Question

Find exact values for $$\sin \theta, \cos \theta,$$ and $$\tan \theta$$ using the information given.$$\sin (2 \theta)=\frac{24}{25} ; 2 \theta \text { in QII }$$

Answer

**step1 Determine the Quadrant of $$\theta$$ and find $$\cos(2\theta)$$**

First, we need to determine which quadrant $$\theta$$ lies in. We are given that $$2\theta$$ is in Quadrant II (QII). This means that the angle $$2\theta$$ is between $$90^\circ$$ and $$180^\circ$$.

$$90^\circ < 2\theta < 180^\circ$$

To find the range for $$\theta$$, we divide all parts of the inequality by 2:

$$\frac{90^\circ}{2} < \frac{2\theta}{2} < \frac{180^\circ}{2}$$

$$45^\circ < \theta < 90^\circ$$

This shows that $$\theta$$ is in Quadrant I (QI). In Quadrant I, the sine, cosine, and tangent of an angle are all positive.

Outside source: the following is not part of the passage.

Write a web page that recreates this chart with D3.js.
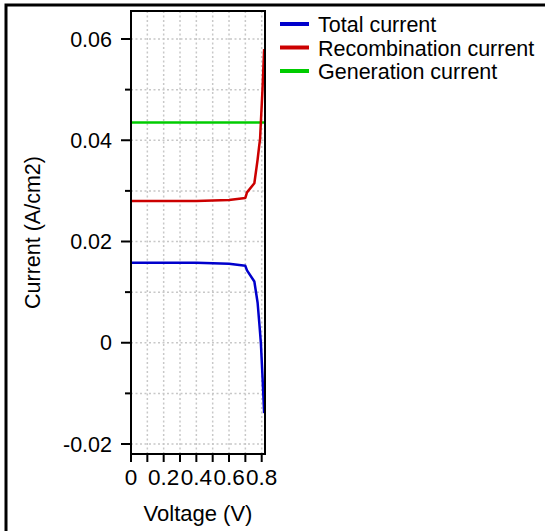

Next, we need to find the value of $$\cos(2\theta)$$. We use the fundamental trigonometric identity relating sine and cosine: $$\sin^2 x + \cos^2 x = 1$$. In this case, $$x = 2\theta$$.

$$\sin^2 (2\theta) + \cos^2 (2\theta) = 1$$

We are given that $$\sin(2\theta) = \frac{24}{25}$$. Substitute this value into the identity:

$$\left(\frac{24}{25}\right)^2 + \cos^2 (2\theta) = 1$$

$$\frac{576}{625} + \cos^2 (2\theta) = 1$$

To find $$\cos^2 (2\theta)$$, subtract $$\frac{576}{625}$$ from 1:

$$\cos^2 (2\theta) = 1 - \frac{576}{625}$$

$$\cos^2 (2\theta) = \frac{625}{625} - \frac{576}{625}$$

$$\cos^2 (2\theta) = \frac{49}{625}$$

Now, take the square root of both sides to find $$\cos(2\theta)$$. Since $$2\theta$$ is in Quadrant II, the cosine value must be negative.

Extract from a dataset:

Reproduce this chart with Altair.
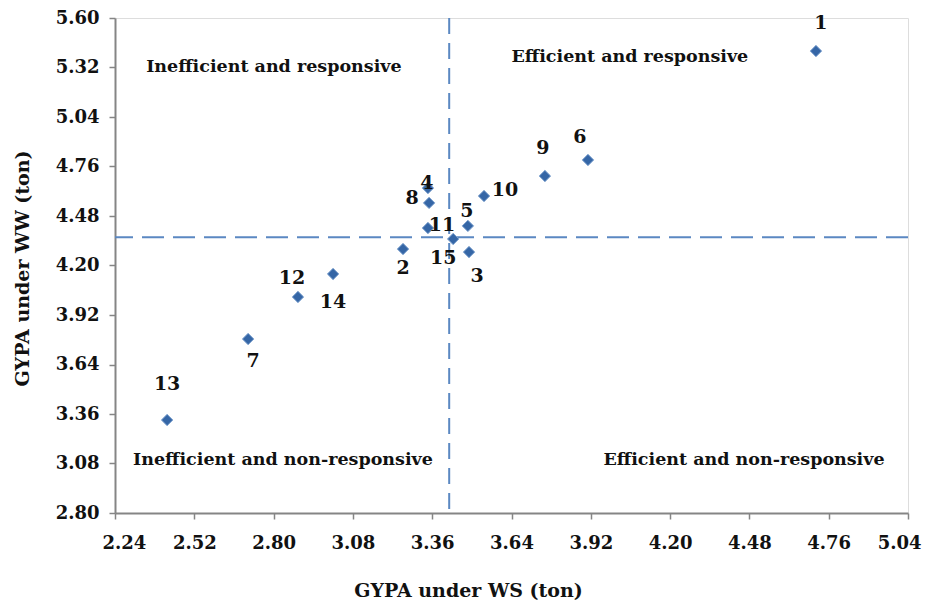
import altair as alt
import pandas as pd

# ---- data ----
genotype = [1, 2, 3, 4, 5, 6, 7, 8, 9, 10, 11, 12, 13, 14, 15]
gypa_ws = [4.715, 3.257, 3.490, 3.345, 3.486, 3.910, 2.710, 3.349, 3.758, 3.543, 3.345, 2.886, 2.424, 3.010, 3.434]
gypa_ww = [5.413, 4.293, 4.276, 4.638, 4.424, 4.797, 3.784, 4.554, 4.706, 4.593, 4.412, 4.022, 3.326, 4.152, 4.350]

quadrant_text = ["Inefficient and responsive", "Efficient and responsive",
                 "Inefficient and non-responsive", "Efficient and non-responsive"]
quadrant_ws = [2.801, 4.058, 2.833, 4.461]
quadrant_ww = [5.323, 5.379, 3.100, 3.100]

mean_ws = [3.42]
mean_ww = [4.36]

x_ticks = [2.24, 2.52, 2.80, 3.08, 3.36, 3.64, 3.92, 4.20, 4.48, 4.76, 5.04]
y_ticks = [2.80, 3.08, 3.36, 3.64, 3.92, 4.20, 4.48, 4.76, 5.04, 5.32, 5.60]

# label offsets in pixels (style only)
label_offset = {1: (5, -28), 2: (0, 19), 3: (8, 24), 4: (-1, -5), 5: (-1, -15),
                6: (-8, -23), 7: (5, 22), 8: (-17, -5), 9: (-2, -28), 10: (21, -6),
                11: (14, -3), 12: (-6, -19), 13: (0, -36), 14: (0, 28), 15: (-10, 19)}

FONT = "DejaVu Serif"
pts = pd.DataFrame({"id": genotype, "ws": gypa_ws, "ww": gypa_ww})
quad = pd.DataFrame({"label": quadrant_text, "ws": quadrant_ws, "ww": quadrant_ww})
vref = pd.DataFrame({"ws": mean_ws})
href = pd.DataFrame({"ww": mean_ww})

xscale = alt.Scale(domain=[2.24, 5.04], nice=False, zero=False)
yscale = alt.Scale(domain=[2.80, 5.60], nice=False, zero=False)

common_axis = dict(grid=False, format=".2f", labelFont=FONT, labelFontWeight="bold",
                   labelFontSize=18, labelColor="#111111", domainColor="#858585",
                   domainWidth=2, tickColor="#858585", tickWidth=1.5, tickSize=6,
                   titleFont=FONT, titleFontWeight="bold", titleFontSize=19,
                   titleColor="#111111")

xaxis = alt.Axis(values=x_ticks, title="GYPA under WS (ton)", labelPadding=15,
                 labelFlush=True, labelFlushOffset=13,
                 titleX=353, titleY=77, titleBaseline="middle", **common_axis)
yaxis = alt.Axis(values=y_ticks, title="GYPA under WW (ton)", labelPadding=10,
                 labelFlush=False,
                 titleX=-93, titleY=250, titleBaseline="middle", **common_axis)

X = alt.X("ws:Q", scale=xscale, axis=xaxis)
Y = alt.Y("ww:Q", scale=yscale, axis=yaxis)

vline = alt.Chart(vref).mark_rule(color="#5B88C2", strokeWidth=2, strokeDash=[16, 9]).encode(x=X)
hline = alt.Chart(href).mark_rule(color="#5B88C2", strokeWidth=2, strokeDash=[22, 9]).encode(y=Y)

points = alt.Chart(pts).mark_point(shape="diamond", filled=True, size=130,
                                   color="#3566A6", opacity=1, stroke="#7FA3D0",
                                   strokeWidth=1).encode(x=X, y=Y)

labels = []
for g in genotype:
    dx, dy = label_offset[g]
    labels.append(
        alt.Chart(pts).transform_filter(alt.datum.id == g)
        .mark_text(font=FONT, fontWeight="bold", fontSize=19, color="#111111",
                   dx=dx, dy=dy, align="center", baseline="middle")
        .encode(x=X, y=Y, text="id:N")
    )

quads = alt.Chart(quad).mark_text(font=FONT, fontWeight="bold", fontSize=17.5,
                                  color="#111111", align="center", baseline="middle").encode(
    x=X, y=Y, text="label:N")

chart = alt.layer(vline, hline, points, quads, *labels).properties(
    width=793, height=495,
    autosize=alt.AutoSizeParams(type="none"),
    padding={"left": 107, "top": 10, "right": 14, "bottom": 88},
).configure_view(stroke="#858585", strokeWidth=1.5).configure(background="white")

chart.save("out.html", embed_options={"renderer": "svg", "actions": False})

$$\cos(2\theta) = -\sqrt{\frac{49}{625}}$$

$$\cos(2\theta) = -\frac{7}{25}$$

**step2 Find $$\sin \theta$$ using the half-angle formula**

To find $$\sin \theta$$, we use the half-angle formula for sine, which relates $$\sin \theta$$ to $$\cos(2\theta)$$.

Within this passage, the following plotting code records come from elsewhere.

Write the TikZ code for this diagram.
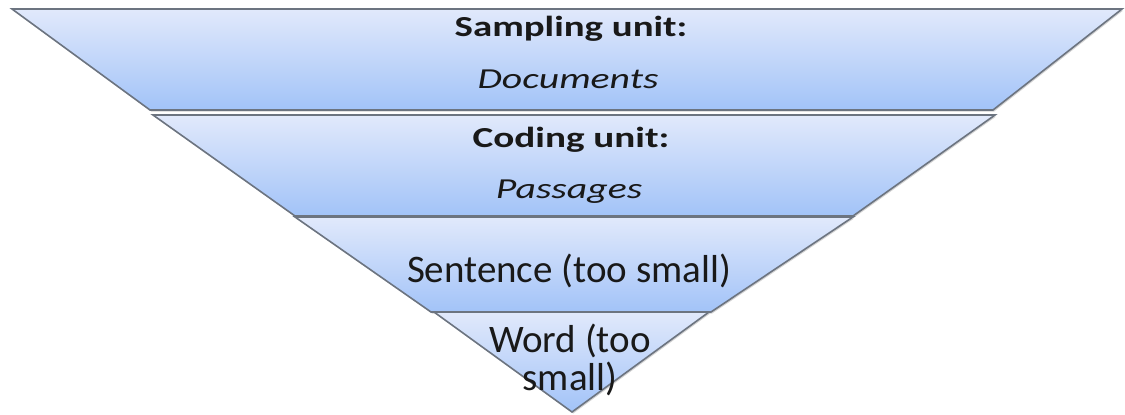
\documentclass[tikz,border=0pt]{standalone}
\usepackage{fontspec}
\setmainfont{Carlito}
\usetikzlibrary{shadows}
\definecolor{layertop}{RGB}{225,233,251}
\definecolor{layerbot}{RGB}{162,195,248}
\definecolor{edgegray}{RGB}{108,116,128}
\tikzset{
  layer/.style={draw=edgegray, line width=1.6pt, top color=layertop, bottom color=layerbot,
    line join=miter,
    drop shadow={opacity=0.35, shadow xshift=1.2pt, shadow yshift=-1.5pt}},
  toptext/.style={inner sep=0pt, anchor=base, text=black!90,
    font=\fontsize{29}{35}\selectfont},
  bigtext/.style={inner sep=0pt, anchor=base, text=black!90, align=center,
    font=\fontsize{39}{38}\selectfont},
}
\begin{document}
\begin{tikzpicture}[x=1pt,y=1pt]
\useasboundingbox (0,0) rectangle (1125,-415);
% layers
\path[layer] (12,-9) -- (1122,-9) -- (993,-110) -- (150,-110) -- cycle;
\path[layer] (153,-115) -- (995,-115) -- (853,-216) -- (295,-216) -- cycle;
\path[layer] (295,-217) -- (853,-217) -- (711,-312) -- (431,-312) -- cycle;
\path[layer] (434,-312) -- (709,-312) -- (572,-412) -- cycle;
% texts
\node[toptext] (sampling) at (571,-36) {\scalebox{1.34}[1]{\textbf{Sampling unit:}}};
\node[toptext] (documents) at (568,-88) {\scalebox{1.37}[1]{\textit{Documents}}};
\node[toptext] (coding) at (571,-147) {\scalebox{1.35}[1]{\textbf{Coding unit:}}};
\node[toptext] (passages) at (569,-198) {\scalebox{1.37}[1]{\textit{Passages}}};
\node[bigtext] (sentence) at (569,-282) {Sentence (too small)};
\node[bigtext] (word) at (570,-390) {Word (too\\small)};
\end{tikzpicture}
\end{document}
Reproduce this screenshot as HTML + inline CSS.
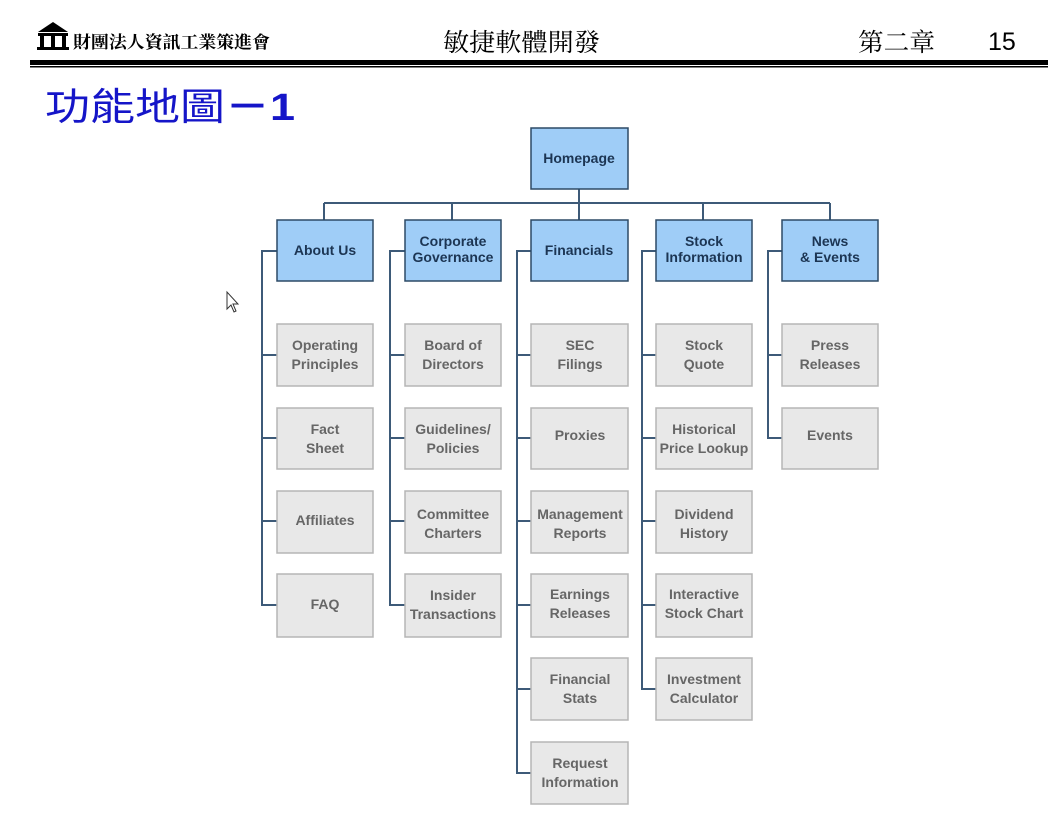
<!DOCTYPE html>
<html><head><meta charset="utf-8"><style>
html,body{margin:0;padding:0;background:#fff;width:1064px;height:829px;overflow:hidden}
</style></head><body>
<svg width="1064" height="829" xmlns="http://www.w3.org/2000/svg" font-family="Liberation Sans, Arial, sans-serif">
<rect width="1064" height="829" fill="#fff"/>
<g fill="#000">
<polygon points="38,32 53,22 68,32"/>
<rect x="38" y="33" width="30" height="3"/>
<rect x="40" y="36" width="4" height="12"/><rect x="51" y="36" width="4" height="12"/><rect x="62" y="36" width="4" height="12"/>
<rect x="37" y="47" width="32" height="3"/>
</g>
<text x="73" y="48" font-size="17" font-weight="bold" font-family="Liberation Serif, Noto Serif CJK SC, serif" textLength="197" lengthAdjust="spacingAndGlyphs">財團法人資訊工業策進會</text>
<text x="443" y="51" font-size="25" font-family="Liberation Serif, Noto Serif CJK SC, serif" textLength="157" lengthAdjust="spacingAndGlyphs">敏捷軟體開發</text>
<text x="858" y="51" font-size="25" font-family="Liberation Serif, Noto Serif CJK SC, serif" textLength="77" lengthAdjust="spacingAndGlyphs">第二章</text>
<text x="988" y="50" font-size="25">15</text>
<rect x="30" y="60" width="1018" height="5" fill="#000"/>
<rect x="30" y="66" width="1018" height="1.5" fill="#000"/>
<text x="45" y="120" font-size="38" fill="#1515c8" font-family="Liberation Sans, Noto Sans CJK TC, sans-serif" textLength="250" lengthAdjust="spacingAndGlyphs">功能地圖<tspan font-weight="bold">－1</tspan></text>
<polygon points="227,292 227,309 231,305 234,312 236,311 233,304 238,304" fill="#fff" stroke="#333" stroke-width="1"/>
<g stroke="#3d5a78" stroke-width="2" fill="none">
<line x1="579" y1="189" x2="579" y2="220"/>
<line x1="324" y1="203" x2="830" y2="203"/>
<line x1="324" y1="203" x2="324" y2="220"/><line x1="452" y1="203" x2="452" y2="220"/><line x1="703" y1="203" x2="703" y2="220"/><line x1="830" y1="203" x2="830" y2="220"/>
<polyline points="277,251 262,251 262,605 277,605"/>
<line x1="262" y1="355" x2="277" y2="355"/><line x1="262" y1="438" x2="277" y2="438"/><line x1="262" y1="521" x2="277" y2="521"/>
<polyline points="405,251 390,251 390,605 405,605"/>
<line x1="390" y1="355" x2="405" y2="355"/><line x1="390" y1="438" x2="405" y2="438"/><line x1="390" y1="521" x2="405" y2="521"/>
<polyline points="531,251 517,251 517,773 531,773"/>
<line x1="517" y1="355" x2="531" y2="355"/><line x1="517" y1="438" x2="531" y2="438"/><line x1="517" y1="521" x2="531" y2="521"/><line x1="517" y1="605" x2="531" y2="605"/><line x1="517" y1="689" x2="531" y2="689"/>
<polyline points="656,251 642,251 642,689 656,689"/>
<line x1="642" y1="355" x2="656" y2="355"/><line x1="642" y1="438" x2="656" y2="438"/><line x1="642" y1="521" x2="656" y2="521"/><line x1="642" y1="605" x2="656" y2="605"/>
<polyline points="782,251 768,251 768,438 782,438"/>
<line x1="768" y1="355" x2="782" y2="355"/>
</g>
<g fill="#9fcdf7" stroke="#2d4a66" stroke-width="1.5">
<rect x="531" y="128" width="97" height="61"/>
<rect x="277" y="220" width="96" height="61"/>
<rect x="405" y="220" width="96" height="61"/>
<rect x="531" y="220" width="97" height="61"/>
<rect x="656" y="220" width="96" height="61"/>
<rect x="782" y="220" width="96" height="61"/>
</g>
<g fill="#1c3553" font-size="14" font-weight="bold" text-anchor="middle">
<text x="579" y="163">Homepage</text>
<text x="325" y="255">About Us</text>
<text x="453" y="246">Corporate</text><text x="453" y="262">Governance</text>
<text x="579" y="255">Financials</text>
<text x="704" y="246">Stock</text><text x="704" y="262">Information</text>
<text x="830" y="246">News</text><text x="830" y="262">&amp; Events</text>
</g>
<g fill="#e8e8e8" stroke="#b5b5b5" stroke-width="1.5">
<rect x="277" y="324" width="96" height="62"/><rect x="277" y="408" width="96" height="61"/><rect x="277" y="491" width="96" height="62"/><rect x="277" y="574" width="96" height="63"/>
<rect x="405" y="324" width="96" height="62"/><rect x="405" y="408" width="96" height="61"/><rect x="405" y="491" width="96" height="62"/><rect x="405" y="574" width="96" height="63"/>
<rect x="531" y="324" width="97" height="62"/><rect x="531" y="408" width="97" height="61"/><rect x="531" y="491" width="97" height="62"/><rect x="531" y="574" width="97" height="63"/><rect x="531" y="658" width="97" height="62"/><rect x="531" y="742" width="97" height="62"/>
<rect x="656" y="324" width="96" height="62"/><rect x="656" y="408" width="96" height="61"/><rect x="656" y="491" width="96" height="62"/><rect x="656" y="574" width="96" height="63"/><rect x="656" y="658" width="96" height="62"/>
<rect x="782" y="324" width="96" height="62"/><rect x="782" y="408" width="96" height="61"/>
</g>
<g fill="#666" font-size="14" text-anchor="middle" font-weight="bold">
<text x="325" y="350">Operating</text><text x="325" y="369">Principles</text>
<text x="325" y="434">Fact</text><text x="325" y="453">Sheet</text>
<text x="325" y="525">Affiliates</text>
<text x="325" y="609">FAQ</text>
<text x="453" y="350">Board of</text><text x="453" y="369">Directors</text>
<text x="453" y="434">Guidelines/</text><text x="453" y="453">Policies</text>
<text x="453" y="519">Committee</text><text x="453" y="538">Charters</text>
<text x="453" y="600">Insider</text><text x="453" y="619">Transactions</text>
<text x="580" y="350">SEC</text><text x="580" y="369">Filings</text>
<text x="580" y="440">Proxies</text>
<text x="580" y="519">Management</text><text x="580" y="538">Reports</text>
<text x="580" y="599">Earnings</text><text x="580" y="618">Releases</text>
<text x="580" y="684">Financial</text><text x="580" y="703">Stats</text>
<text x="580" y="768">Request</text><text x="580" y="787">Information</text>
<text x="704" y="350">Stock</text><text x="704" y="369">Quote</text>
<text x="704" y="434">Historical</text><text x="704" y="453">Price Lookup</text>
<text x="704" y="519">Dividend</text><text x="704" y="538">History</text>
<text x="704" y="599">Interactive</text><text x="704" y="618">Stock Chart</text>
<text x="704" y="684">Investment</text><text x="704" y="703">Calculator</text>
<text x="830" y="350">Press</text><text x="830" y="369">Releases</text>
<text x="830" y="440">Events</text>
</g>
</svg>
</body></html>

$$\sin^2 \theta = \frac{1 - \cos(2\theta)}{2}$$

Substitute the value of $$\cos(2\theta) = -\frac{7}{25}$$ that we found in the previous step:

$$\sin^2 \theta = \frac{1 - \left(-\frac{7}{25}\right)}{2}$$

$$\sin^2 \theta = \frac{1 + \frac{7}{25}}{2}$$

Combine the terms in the numerator:

$$\sin^2 \theta = \frac{\frac{25}{25} + \frac{7}{25}}{2}$$

$$\sin^2 \theta = \frac{\frac{32}{25}}{2}$$

To simplify, multiply the numerator by the reciprocal of the denominator (which is $$\frac{1}{2}$$):

$$\sin^2 \theta = \frac{32}{25} \times \frac{1}{2}$$

$$\sin^2 \theta = \frac{32}{50}$$

Simplify the fraction:

$$\sin^2 \theta = \frac{16}{25}$$

Now, take the square root of both sides to find $$\sin \theta$$. Since $$\theta$$ is in Quadrant I, $$\sin \theta$$ must be positive.

$$\sin \theta = \sqrt{\frac{16}{25}}$$

$$\sin \theta = \frac{4}{5}$$

**step3 Find $$\cos \theta$$ using the half-angle formula**

To find $$\cos \theta$$, we use the half-angle formula for cosine, which relates $$\cos \theta$$ to $$\cos(2\theta)$$.

$$\cos^2 \theta = \frac{1 + \cos(2\theta)}{2}$$

Substitute the value of $$\cos(2\theta) = -\frac{7}{25}$$ into the formula:

$$\cos^2 \theta = \frac{1 + \left(-\frac{7}{25}\right)}{2}$$

$$\cos^2 \theta = \frac{1 - \frac{7}{25}}{2}$$

Combine the terms in the numerator:

$$\cos^2 \theta = \frac{\frac{25}{25} - \frac{7}{25}}{2}$$

$$\cos^2 \theta = \frac{\frac{18}{25}}{2}$$

To simplify, multiply the numerator by the reciprocal of the denominator:

$$\cos^2 \theta = \frac{18}{25} \times \frac{1}{2}$$

$$\cos^2 \theta = \frac{18}{50}$$

Simplify the fraction:

$$\cos^2 \theta = \frac{9}{25}$$

Now, take the square root of both sides to find $$\cos \theta$$. Since $$\theta$$ is in Quadrant I, $$\cos \theta$$ must be positive.

$$\cos \theta = \sqrt{\frac{9}{25}}$$

$$\cos \theta = \frac{3}{5}$$

**step4 Find $$\tan \theta$$ using the quotient identity**

Finally, to find $$\tan \theta$$, we use the quotient identity, which states that $$\tan \theta$$ is the ratio of $$\sin \theta$$ to $$\cos \theta$$.

$$\tan \theta = \frac{\sin \theta}{\cos \theta}$$

Substitute the values we found for $$\sin \theta = \frac{4}{5}$$ and $$\cos \theta = \frac{3}{5}$$:

$$\tan \theta = \frac{\frac{4}{5}}{\frac{3}{5}}$$

To simplify the complex fraction, we can multiply the numerator by the reciprocal of the denominator:

$$\tan \theta = \frac{4}{5} \times \frac{5}{3}$$

$$\tan \theta = \frac{4}{3}$$